Иногда я покупаю журнал Woman’s Day. Половину его занимают рассказы о реальных людях, с которыми случились какие-то беды, а они с этим успешно справились, вторую – картинки с актрисами Голливуда.
Tаких женских журналов с десяток наберется в Новой Зеландии. Но именно в этом есть колонка, которую ведет Полли Гиллиспи (Polly Gillespie). Страница так и называется – «Спросите Полли». Полли – радиоведущая, журналист. И просто мудрая, – каких бы жизненных тем она ни касалась, отвечая на письма читателей, ответ будет умным, так что я эту колонку частенько читаю. И лишний раз убеждаюсь, что у новозеландцев под панцирем условностей, умением держать лицо и эмоции, прячутся уязвимые нежные люди, а уж какие уязвимые и нежные, это отдельная тема.
И вот как-то среди вопросов о детях, мужьях, женах и бой-френдах, я увидела нетипичное письмо, на которое ироничная и твердая Полли ответила очень эмоционально.
Писала какая-то леди, которая приехала из Европы работать по контракту. «Ничего непонятно в вашей Новой Зеландии,- писала она. – Не разобрать, кто какую должность занимает, нет никакой дистанции. Слишком много демократии, слишком мало уважения. Мне это некомфортно. Есть определенные правила, которым в обществе принято следовать, обращаясь к старшим в соответствии с должностью, титулом и возрастом. В новой Зеландии эти границы стерты».
Меня лично тоже занимала тогда эта тема, я не раз уже об этом новозеландском феномене писала, что, в отличие от той читательницы, мне очень нравилась такая демократия, хоть я порой и скучаю по своему отчеству. И я долго к ней не могла привыкнуть, у меня ж была шкатулка с шаблонами, и я время от времени ею трясу до сих пор, попадая иногда в смешные ситуации.

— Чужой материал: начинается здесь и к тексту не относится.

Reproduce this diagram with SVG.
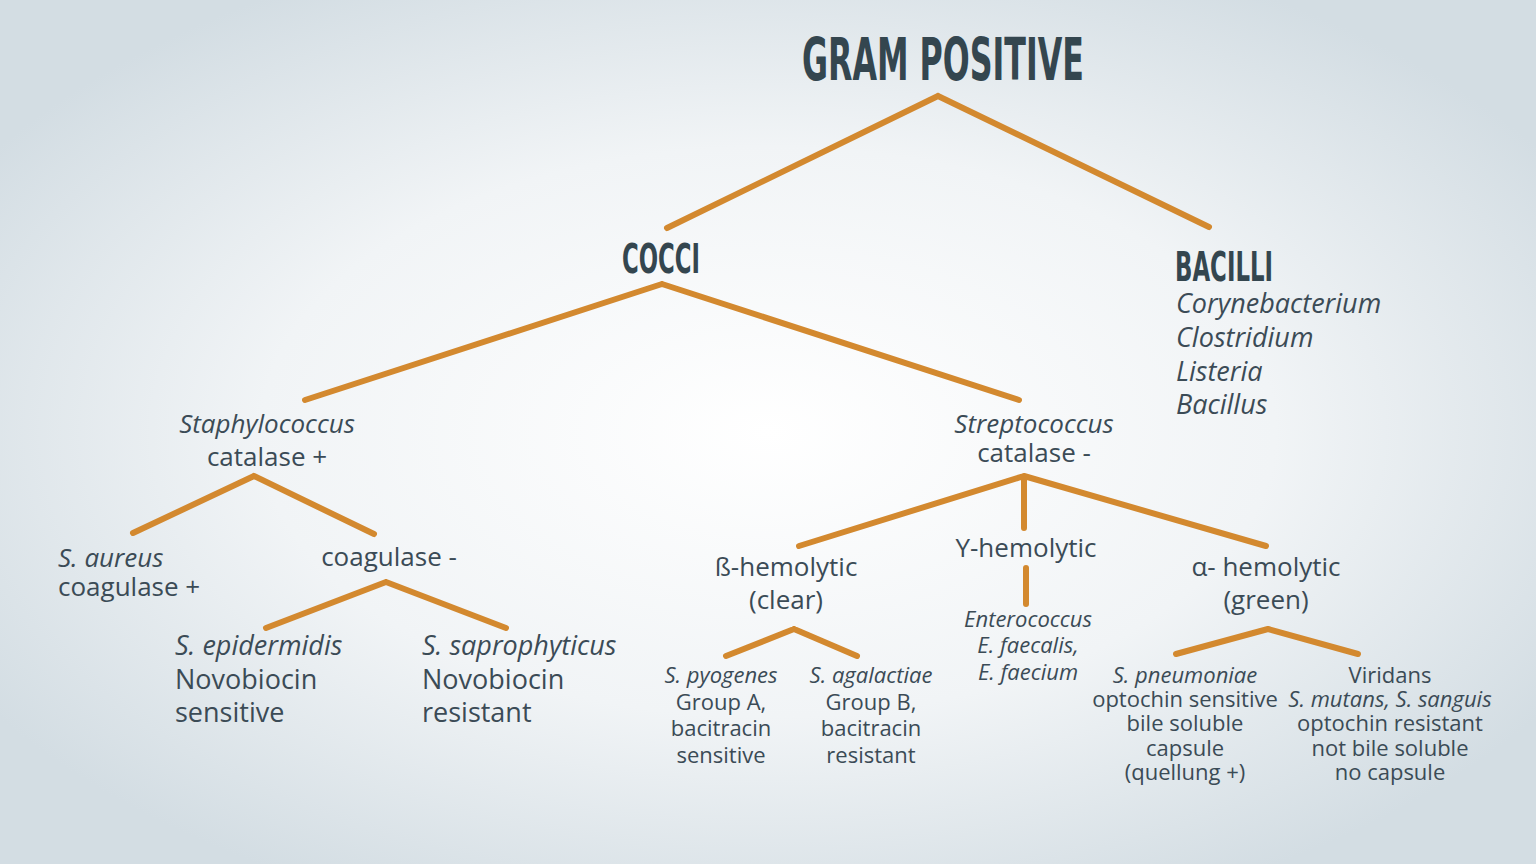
<svg xmlns="http://www.w3.org/2000/svg" width="1536" height="864" viewBox="0 0 1536 864">
<defs>
<radialGradient id="bg" cx="50%" cy="50%" r="60%">
<stop offset="0" stop-color="#ffffff"/><stop offset="0.55" stop-color="#f1f4f6"/><stop offset="1" stop-color="#d3dde3"/>
</radialGradient>
<style>
.h{font-family:"DejaVu Sans Condensed","DejaVu Sans",sans-serif;font-weight:bold;font-stretch:condensed;fill:#34464f}
.t{font-family:"Open Sans","DejaVu Sans",sans-serif;fill:#3b4b56}
.i{font-style:italic}
.c{text-anchor:middle}
.l{stroke:#d3892f;stroke-width:6;stroke-linecap:round;fill:none}
</style>
</defs>
<rect width="1536" height="864" fill="url(#bg)"/>
<g id="connectors" class="l">
<path d="M938,96L667,228M938,96L1209,227"/>
<path d="M662,284L305,400M662,284L1019,400"/>
<path d="M254,476L133,533M254,476L374,534"/>
<path d="M386,582L266,628M386,582L506,628"/>
<path d="M1024,476L799,546M1024,476L1024,528M1024,476L1266,546"/>
<path d="M1026,568L1026,604"/>
<path d="M794,629L726,656M794,629L857,656"/>
<path d="M1268,629L1176,654M1268,629L1358,654"/>
</g>
<g id="gram"><text class="h" x="802" y="80" font-size="58" textLength="282" lengthAdjust="spacingAndGlyphs">GRAM POSITIVE</text></g>
<g id="cocci"><text class="h" x="622" y="273" font-size="40" textLength="78" lengthAdjust="spacingAndGlyphs">COCCI</text></g>
<g id="bacilli"><text class="h" x="1175" y="281" font-size="40" textLength="98" lengthAdjust="spacingAndGlyphs">BACILLI</text>
<g class="t i" font-size="27"><text x="1176" y="313">Corynebacterium</text><text x="1176" y="347">Clostridium</text><text x="1176" y="381">Listeria</text><text x="1176" y="414">Bacillus</text></g></g>
<g id="staph" class="t c" font-size="26"><text class="i" x="267" y="433">Staphylococcus</text><text x="267" y="466">catalase +</text></g>
<g id="aureus" class="t" font-size="26"><text class="i" x="58" y="567">S. aureus</text><text x="58" y="596">coagulase +</text></g>
<g id="coagneg" class="t c" font-size="26"><text x="389" y="566">coagulase -</text></g>
<g id="epi" class="t" font-size="27"><text class="i" x="175" y="655">S. epidermidis</text><text x="175" y="689">Novobiocin</text><text x="175" y="722">sensitive</text></g>
<g id="sapro" class="t" font-size="27"><text class="i" x="422" y="655">S. saprophyticus</text><text x="422" y="689">Novobiocin</text><text x="422" y="722">resistant</text></g>
<g id="strep" class="t c" font-size="26"><text class="i" x="1034" y="433">Streptococcus</text><text x="1034" y="462">catalase -</text></g>
<g id="beta" class="t c" font-size="26"><text x="786" y="576">ß-hemolytic</text><text x="786" y="609">(clear)</text></g>
<g id="gamma" class="t c" font-size="26"><text x="1026" y="557">Y-hemolytic</text></g>
<g id="entero" class="t c i" font-size="22"><text x="1028" y="627">Enterococcus</text><text x="1028" y="653">E. faecalis,</text><text x="1028" y="680">E. faecium</text></g>
<g id="alpha" class="t c" font-size="26"><text x="1266" y="576">α- hemolytic</text><text x="1266" y="609">(green)</text></g>
<g id="pyo" class="t c" font-size="22"><text class="i" x="721" y="683">S. pyogenes</text><text x="721" y="710">Group A,</text><text x="721" y="736">bacitracin</text><text x="721" y="763">sensitive</text></g>
<g id="aga" class="t c" font-size="22"><text class="i" x="871" y="683">S. agalactiae</text><text x="871" y="710">Group B,</text><text x="871" y="736">bacitracin</text><text x="871" y="763">resistant</text></g>
<g id="pneumo" class="t c" font-size="22"><text class="i" x="1185" y="683">S. pneumoniae</text><text x="1185" y="707">optochin sensitive</text><text x="1185" y="731">bile soluble</text><text x="1185" y="756">capsule</text><text x="1185" y="780">(quellung +)</text></g>
<g id="viridans" class="t c" font-size="22"><text x="1390" y="683">Viridans</text><text class="i" x="1390" y="707">S. mutans, S. sanguis</text><text x="1390" y="731">optochin resistant</text><text x="1390" y="756">not bile soluble</text><text x="1390" y="780">no capsule</text></g>
</svg>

Особенно часто такое случалось, когда английского не было. Так однажды я не поняла, что со мной на работе разговаривает владелец сети наших клиник. Он так мило, долго и быстро говорил, так при том осторожно и участливо, был так прост, что я приняла его… – за сумасшедшего (такие к нам время от времени заходили, клиника их тоже обслуживала). И только когда он ушел, мне сказали, кто этот добрый дядечка с чистейшими глазами, в рубашке в клеточку и коротких брючках.
Уважительное отношение к подчиненным (слово-то какое) мне тогда казалось странным, я не готова была к нему, а свысока вполне себе нормальным. Тогда, в самом начале, это рвало мои шаблоны в клочья, я не верила, что так вот можно: расправить плечи и уважать себя, даже когда ты гладишь белье на фабрике по 8 часов в день (ага, такое тоже было).
Так что с той леди из журнала я была ни разу не согласная.
Но ответ Полли заставил меня испытать более сильное чувство, чем просто удовлетворение. Она написала, примерно, следующее: « Мои предки более ста лет назад покинули свою родину, плыли морем на судне несколько месяцев в ужасных условиях, рисковали детьми, страдали от морской болезни, просто от опасных болезней, попадали в шторма, и в любую минуту могли погибнуть. Могли погибнуть и потом, когда осваивали новую для себя землю. Мечтой их было – жить в обществе, где нет титулов и званий, где люди равны, насколько это возможно, не зависимо от того, беден он или богат, занимает он высокую должность или нет. Так вот, не для того они терпели все эти лишения, чтобы вернуться опять к тому, от чего они когда-то ушли, так рискуя всем на этой земле. Мы гордимся своей историей и тем великим приобретением, которое мы сейчас имеем – равенство». Что тут добавить?